An election no one wanted
Shearer, noting he was disappointed in the results, said it’s clear with the outcome this was an election that should not have been called during the pandemic.
“Most people, in the middle of summer are trying to enjoy time with their families, and then we are in the election campaign and to get people’s attention at the doors…that was the last thing they wanted to talk about,” he said. “We ended up with what we ended up with because people didn’t have time to access what was being offered, what the options were and said I can’t make a different choice and do what we did before, so here we are back to where we were at the beginning $610 million later and that’s really unfortunate.
“The positive thing for me is that I got out to speak with a lot of people, had some great conversations and learned more about my community. I look forward to continuing those discussions and continue to work with our business community to make Delta a better place.”
Shearer said through his work as executive director of the Delta Chamber of Commerce as well as with Rotary, he has built fantastic relationships.
“I don’t know in what capacity I will be involved, but I still have relationships with many in the Chamber who encouraged me to run for office,” he said. “I have a significant role with Rotary, which I will continue to work and just be available to be called upon when there is work to be done.”
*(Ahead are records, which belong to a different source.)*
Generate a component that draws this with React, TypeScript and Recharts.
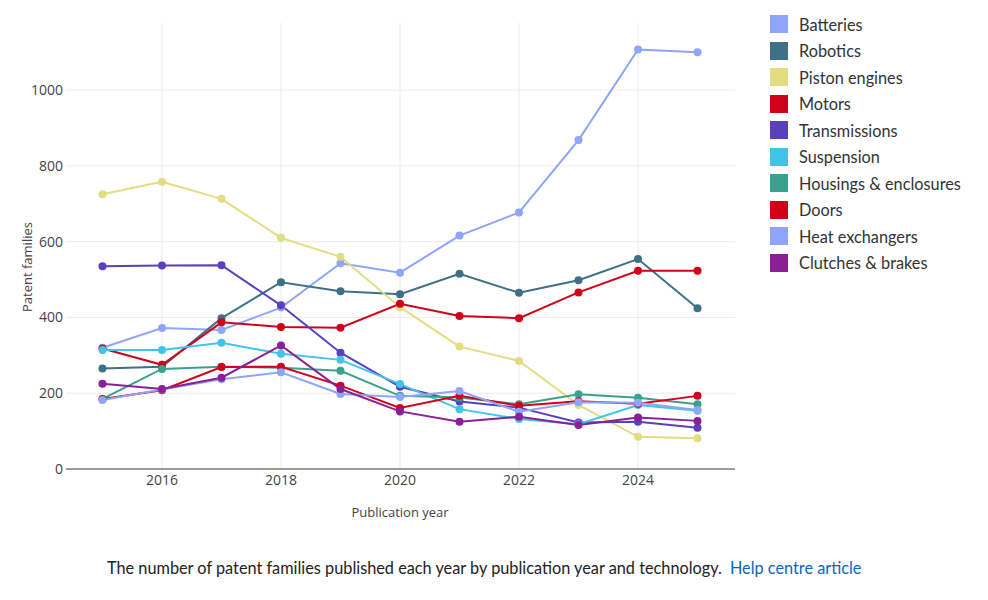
import { LineChart, Line, XAxis, YAxis, CartesianGrid } from "recharts";

const YEARS = [2015, 2016, 2017, 2018, 2019, 2020, 2021, 2022, 2023, 2024, 2025];
const X_TICKS = [2016, 2018, 2020, 2022, 2024];
const Y_TICKS = [0, 200, 400, 600, 800, 1000];

const batteries = [320, 372, 367, 426, 543, 518, 616, 677, 868, 1107, 1100];
const robotics = [265, 270, 398, 493, 469, 461, 515, 465, 498, 554, 424];
const pistonEngines = [725, 758, 713, 610, 560, 427, 323, 285, 169, 85, 81];
const motors = [318, 275, 387, 375, 373, 436, 404, 398, 466, 523, 523];
const transmissions = [535, 537, 538, 432, 307, 217, 178, 162, 123, 125, 109];
const suspension = [314, 314, 333, 304, 288, 224, 158, 132, 118, 169, 154];
const housings = [185, 264, 270, 267, 259, 193, 189, 171, 197, 188, 171];
const doors = [185, 208, 269, 270, 220, 161, 193, 167, 179, 172, 193];
const heatExchangers = [182, 210, 237, 255, 198, 190, 206, 151, 176, 175, 156];
const clutchesBrakes = [225, 211, 241, 326, 211, 152, 125, 138, 116, 136, 127];

const SERIES = [
  { key: "batteries", name: "Batteries", color: "#8fa5fc", values: batteries },
  { key: "robotics", name: "Robotics", color: "#3e7088", values: robotics },
  { key: "piston", name: "Piston engines", color: "#e3dd82", values: pistonEngines },
  { key: "motors", name: "Motors", color: "#d0021b", values: motors },
  { key: "transmissions", name: "Transmissions", color: "#5a3fbf", values: transmissions },
  { key: "suspension", name: "Suspension", color: "#40c5e9", values: suspension },
  { key: "housings", name: "Housings & enclosures", color: "#3aa18a", values: housings },
  { key: "doors", name: "Doors", color: "#d0021b", values: doors },
  { key: "heat", name: "Heat exchangers", color: "#8fa5fc", values: heatExchangers },
  { key: "clutches", name: "Clutches & brakes", color: "#8a1f97", values: clutchesBrakes },
];

const data = YEARS.map((year, i) => {
  const row: Record<string, number> = { year };
  SERIES.forEach((s) => {
    row[s.key] = s.values[i];
  });
  return row;
});

const tickFont = { fontSize: 14, fill: "#444", fontFamily: "'Open Sans', sans-serif" };
const titleFont = { fontFamily: "'Open Sans', sans-serif", fontSize: 13, color: "#444", whiteSpace: "nowrap" as const };

export default function App() {
  return (
    <div style={{ position: "absolute", left: 0, top: 0, width: 988, height: 600, background: "#fff" }}>
      <LineChart
        width={988}
        height={600}
        data={data}
        margin={{ top: 23, right: 253, bottom: 101, left: 6 }}
      >
        {/* grid lines only at the ticks, no frame round the plot */}
        <CartesianGrid stroke="#ebebeb" strokeWidth={1} syncWithTicks />
        <XAxis
          dataKey="year"
          type="number"
          domain={[2014.387, 2025.63]}
          ticks={X_TICKS}
          allowDataOverflow
          height={30}
          tickSize={0}
          tickMargin={6}
          tick={tickFont}
          axisLine={{ stroke: "#444", strokeWidth: 1 }}
        />
        <YAxis
          type="number"
          domain={[0, 1177]}
          ticks={Y_TICKS}
          allowDataOverflow
          width={60}
          tickSize={0}
          tickMargin={3}
          tickLine={false}
          axisLine={false}
          tick={tickFont}
        />
        {SERIES.map((s) => (
          <Line
            key={s.key}
            dataKey={s.key}
            name={s.name}
            stroke={s.color}
            strokeWidth={2}
            dot={{ r: 4, fill: s.color, stroke: s.color, strokeWidth: 0 }}
            activeDot={false}
            isAnimationActive={false}
          />
        ))}
      </LineChart>

      <div
        style={{
          ...titleFont,
          position: "absolute",
          left: 27,
          top: 267,
          transform: "translate(-50%, -50%) rotate(-90deg)",
        }}
      >
        Patent families
      </div>
      <div
        style={{
          ...titleFont,
          position: "absolute",
          left: 400,
          top: 512,
          transform: "translate(-50%, -50%)",
        }}
      >
        Publication year
      </div>

      {SERIES.map((s, i) => (
        <div
          key={s.key}
          style={{
            position: "absolute",
            left: 770,
            top: 24 + i * 26.5 - 10,
            height: 20,
            display: "flex",
            alignItems: "center",
            fontFamily: "Lato, sans-serif",
            fontSize: 16.3,
            color: "#333",
            whiteSpace: "nowrap",
          }}
        >
          <span style={{ width: 18, height: 18, background: s.color, display: "inline-block", marginRight: 11 }} />
          {s.name}
        </div>
      ))}

      <div
        style={{
          position: "absolute",
          left: 107,
          top: 558,
          fontFamily: "Lato, sans-serif",
          fontSize: 16.3,
          color: "#222",
          whiteSpace: "nowrap",
        }}
      >
        The number of patent families published each year by publication year and technology.
        <span style={{ color: "#0b66c0", marginLeft: 8 }}>Help centre article</span>
      </div>
    </div>
  );
}
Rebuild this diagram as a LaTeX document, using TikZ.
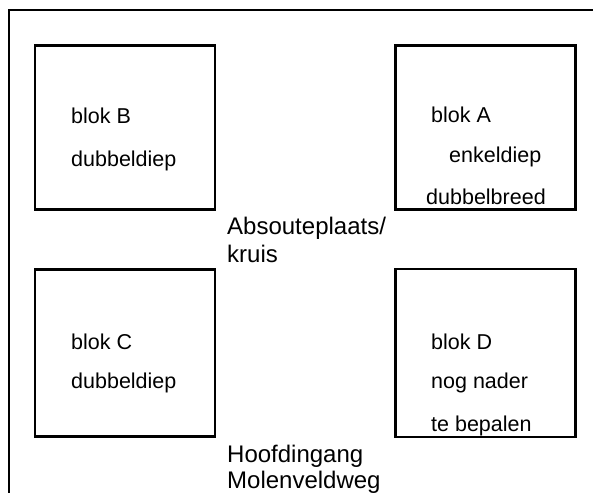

He said he also hopes to continue to work on behalf of the Conservative Party in the riding.
“It’s fresh from the election and I haven’t had time to reflect. I know we are going to have discussions here in Delta and some of the relationships I have created within Delta. I have some ideas, and will discuss those and see where that takes us here in Delta.”
Great experience for first time candidate
Dean, who entered the political field for the first time, said she had a great experience.
“I was happy to see some gain in the vote share and picking up momentum, so seeing things grow in Western Canada. Getting my feet wet and dipping them into the political scene…everything for me went better than expected,” said Dean. “I was terrified at first, but even people who were not voting NDP in Delta were supportive and kind. I enjoyed connecting with every single resident. A lot of really supportive messages and emails coming in the whole time. The whole process for me has been really fun, but also very confidence building and empowering, so I really did enjoy myself.”
Dean said she has not ruled out running again.
“Not saying no for sure, it is really seeing where I am at in my personal and professional life, so the future is bright for sure,” she said.
Dean added that she wants to continue working on behalf of the party to strengthen their position in Delta.
“I was Randy’s campaign manager in the last election. With this election and meeting supporters and people from the NDP in Delta, I definitely got a taste of it and met a lot of people, so certainly want to get involved more with the riding association,” she said.